Monday, March 26, 2012
Christian Student Groups Want Religious Discrimination
Monday, March 26, 2012 by Unknown
The U.S. Supreme Court has officially refused to consider a request by Christian fraternity and sorority groups at San Diego State University to allow them to limit membership based on religious beliefs. The court case filed in 2005 said the plaintiffs, The Alpha Gamma Omega-Epsilon Chapter fraternity and the Alpha Delta Chi-Delta Chapter sorority which required members to be Christians and to refrain from sex outside marriage, including same-sex relationships. This requirement of the Christian fraternity violated the school’s non-discrimination policy, which made the groups ineligible for promoting themselves on university webpage, student funding, using school name in any place, reserving office or meeting space. The Federal Appeals court ruled in the case that San Diego state university can deny funding and recognition to students groups that discriminate on the basis of religion and sexual orientation and did not violate the US constitution.

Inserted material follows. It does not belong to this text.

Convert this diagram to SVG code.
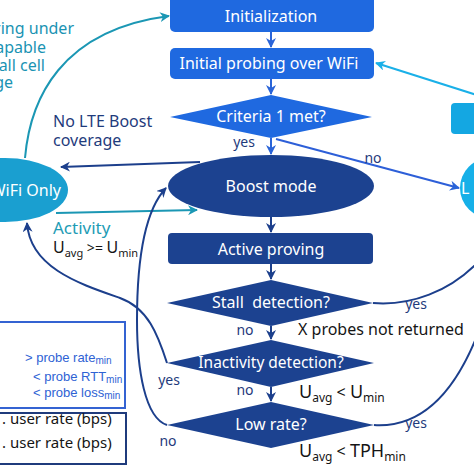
<svg xmlns="http://www.w3.org/2000/svg" width="474" height="474" viewBox="0 0 474 474">
<style>
text{font-family:"Noto Sans","Liberation Sans",sans-serif}
.bb{fill:#1f69e0}
.nv{fill:#1c4290}
.wt{fill:#fff;font-size:16px;text-anchor:middle}
.lbl{fill:#1f3b7c;font-size:14px;text-anchor:middle}
.teal{fill:#1a93b3;font-size:16px}
.blk{fill:#151515}
.sub{font-size:12px}
.bl{fill:#2e62d4;font-size:13px;font-family:"Liberation Sans",sans-serif}
.bsub{font-size:10px}
.ln{fill:none;stroke-width:2}
</style>
<defs>
<marker id="aBB" viewBox="0 0 10 10" refX="9" refY="5" markerWidth="10" markerHeight="10" markerUnits="userSpaceOnUse" orient="auto"><path d="M0,0 L10,5 L0,10 L3,5 z" fill="#2a64d8"/></marker>
<marker id="aNV" viewBox="0 0 10 10" refX="9" refY="5" markerWidth="10" markerHeight="10" markerUnits="userSpaceOnUse" orient="auto"><path d="M0,0 L10,5 L0,10 L3,5 z" fill="#1c3f8c"/></marker>
<marker id="aTL" viewBox="0 0 10 10" refX="9" refY="5" markerWidth="10" markerHeight="10" markerUnits="userSpaceOnUse" orient="auto"><path d="M0,0 L10,5 L0,10 L3,5 z" fill="#1b97b4"/></marker>
<marker id="aCY" viewBox="0 0 10 10" refX="9" refY="5" markerWidth="10" markerHeight="10" markerUnits="userSpaceOnUse" orient="auto"><path d="M0,0 L10,5 L0,10 L3,5 z" fill="#1ab0e8"/></marker>
</defs>

<g id="connectors">
<line class="ln" x1="271" y1="32" x2="271" y2="47" stroke="#2a64d8" marker-end="url(#aBB)"/>
<line class="ln" x1="271" y1="79" x2="271" y2="94" stroke="#2a64d8" marker-end="url(#aBB)"/>
<line class="ln" x1="271" y1="138" x2="271" y2="154" stroke="#2a64d8" marker-end="url(#aBB)"/>
<line class="ln" x1="271" y1="217" x2="271" y2="232" stroke="#1c3f8c" marker-end="url(#aNV)"/>
<line class="ln" x1="271" y1="264" x2="271" y2="279" stroke="#1c3f8c" marker-end="url(#aNV)"/>
<line class="ln" x1="271" y1="326" x2="271" y2="339" stroke="#1c3f8c" marker-end="url(#aNV)"/>
<line class="ln" x1="271" y1="387" x2="271" y2="401" stroke="#1c3f8c" marker-end="url(#aNV)"/>
<line class="ln" x1="276" y1="139" x2="459" y2="188" stroke="#2d5fd8" marker-end="url(#aBB)"/>
<line class="ln" x1="480" y1="96" x2="376" y2="63" stroke="#1ab0e8" marker-end="url(#aCY)"/>
<path class="ln" d="M25,158 C30,100 60,30 169,16" stroke="#1b97b4" marker-end="url(#aTL)"/>
<line class="ln" x1="200" y1="162" x2="61" y2="167" stroke="#1c3f8c" marker-end="url(#aNV)"/>
<line class="ln" x1="56" y1="213" x2="197" y2="210" stroke="#1b97b4" marker-end="url(#aTL)"/>
<path class="ln" d="M373,303 C410,306 450,292 480,260" stroke="#1c3f8c"/>
<path class="ln" d="M374,425 C420,428 455,395 480,328" stroke="#1c3f8c"/>
<path class="ln" d="M167,363 C158,335 148,308 120,298 C80,284 30,268 27,223" stroke="#1c3f8c" marker-end="url(#aNV)"/>
<path class="ln" d="M167,425 C145,418 137,370 137,320 C137,260 145,210 166,188" stroke="#1c3f8c" marker-end="url(#aNV)"/>
</g>

<g id="init"><rect class="bb" x="170" y="-4" width="204" height="36" rx="5"/><text class="wt" x="271" y="22">Initialization</text></g>
<g id="probing"><rect class="bb" x="170" y="48" width="204" height="31" rx="5"/><text class="wt" x="269" y="69">Initial probing over WiFi</text></g>
<g id="criteria"><polygon class="bb" points="170,117 271,95 372,117 271,138"/><text class="wt" x="271" y="122">Criteria 1 met?</text></g>
<g id="boost"><ellipse class="nv" cx="271" cy="186" rx="103" ry="31"/><text class="wt" x="271" y="192">Boost mode</text></g>
<g id="active"><rect class="nv" x="168" y="233" width="205" height="31" rx="4"/><text class="wt" x="271" y="255">Active proving</text></g>
<g id="stall"><polygon class="nv" points="167,303 271,280 373,303 271,326"/><text class="wt" x="271" y="308" xml:space="preserve">Stall  detection?</text></g>
<g id="inactivity"><polygon class="nv" points="167,363 271,340 374,363 271,387"/><text class="wt" x="271" y="368" style="font-size:15.5px">Inactivity detection?</text></g>
<g id="lowrate"><polygon class="nv" points="167,425 271,402 374,425 271,448"/><text class="wt" x="271" y="430">Low rate?</text></g>
<g id="wifi"><ellipse cx="5" cy="190" rx="63" ry="32" fill="#1a9fd0"/><text x="61" y="196" style="fill:#fff;font-size:16px;text-anchor:end">WiFi Only</text></g>
<g id="right-box"><rect x="451" y="103" width="40" height="31" rx="4" fill="#14a7e2"/></g>
<g id="right-circle"><circle cx="490" cy="188" r="30" fill="#16b0e8"/><text x="461" y="194" style="fill:#fff;font-size:16px">L</text></g>

<g id="labels">
<text class="lbl" x="244" y="147">yes</text>
<text class="lbl" x="373" y="163">no</text>
<text class="lbl" x="245" y="335">no</text>
<text class="lbl" x="245" y="395">no</text>
<text class="lbl" x="416" y="309">yes</text>
<text class="lbl" x="416" y="428">yes</text>
<text class="lbl" x="169" y="385">yes</text>
<text class="lbl" x="168" y="446">no</text>
<text class="blk" x="298" y="335" style="font-size:16px">X probes not returned</text>
<text class="blk" x="299" y="398" style="font-size:18px">U<tspan class="sub" dy="4">avg</tspan><tspan dy="-4" font-size="16"> &lt; </tspan>U<tspan class="sub" dy="4">min</tspan></text>
<text class="blk" x="299" y="457" style="font-size:18px">U<tspan class="sub" dy="4">avg</tspan><tspan dy="-4" font-size="16"> &lt; </tspan>TPH<tspan class="sub" dy="4">min</tspan></text>
<text style="fill:#1f3b7c;font-size:16px" x="53" y="127">No LTE Boost</text>
<text style="fill:#1f3b7c;font-size:16px" x="53" y="146">coverage</text>
<text style="fill:#1e9cb5;font-size:17px" x="53" y="234">Activity</text>
<text class="blk" x="53" y="253" style="font-size:16px">U<tspan font-size="11" dy="4">avg</tspan><tspan dy="-4" font-size="14"> &gt;= </tspan>U<tspan font-size="11" dy="4">min</tspan></text>
<text class="teal" x="74" y="34" text-anchor="end">ering under</text>
<text class="teal" x="46" y="53" text-anchor="end">apable</text>
<text class="teal" x="45" y="71" text-anchor="end">all cell</text>
<text class="teal" x="13" y="88" text-anchor="end">ge</text>
</g>

<g id="criteria-box">
<rect x="-10" y="322" width="135" height="86" fill="none" stroke="#3463d2" stroke-width="2"/>
<text class="bl" x="25" y="362">&gt; probe rate<tspan class="bsub" dy="2">min</tspan></text>
<text class="bl" x="33" y="381">&lt; probe RTT<tspan class="bsub" dy="2">min</tspan></text>
<text class="bl" x="33" y="397">&lt; probe loss<tspan class="bsub" dy="2">min</tspan></text>
</g>
<g id="rate-box">
<rect x="-10" y="413" width="136" height="51" fill="none" stroke="#1f3b7c" stroke-width="2"/>
<text class="blk" x="2" y="424" style="font-size:15px">. user rate (bps)</text>
<text class="blk" x="2" y="448" style="font-size:15px">. user rate (bps)</text>
</g>
</svg>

The Supreme Court’s decision to stay out of the case was due to the Christian Legal Society vs. Martinez 2010 decision that said a law school can deny recognition to a Christian student group that wouldn't let gays join. The Supreme Court ruled then that University of California's Hastings College of the Law could refuse to recognize campus groups that excluded people due to religious belief or sexual orientation and the school’s Non-discrimination policy did not violate the student groups First Amendment rights.
San Diego State University was happy with the Supreme Court’s decision because they didn’t want any kind of discrimination on the college campus.
Religious discrimination is very common in this country and it’s solely because we are a big melting pot in my opinion. I see the issue here as one religion (Christianity) wanting to show superiority over the other religions. It’s the West vs. The Rest. Christians have the need to separate themselves from the pack, why do they have that need? What makes Christians more superior from other men or women of faith?
I totally agree with Federal Appeals court’s decision that discrimination on the basis of religion and sexual orientation does the not violate the US constitution and the schools have the full right to enforce their non-discriminatory policy. Wanting religious freedom is a right, but wanting religious discrimination is a violation in my opinion. Supreme Court also made a good choice by not adopting a very similar case like Christian legal society vs. Martinez in which they clearly ruled that the non-discriminatory policy did not violate student group’s first amendment rights of association, free speech, and free exercise. We may be a Christian nation, like John Fea would argue but that does not give Christians the right to discriminate other religions.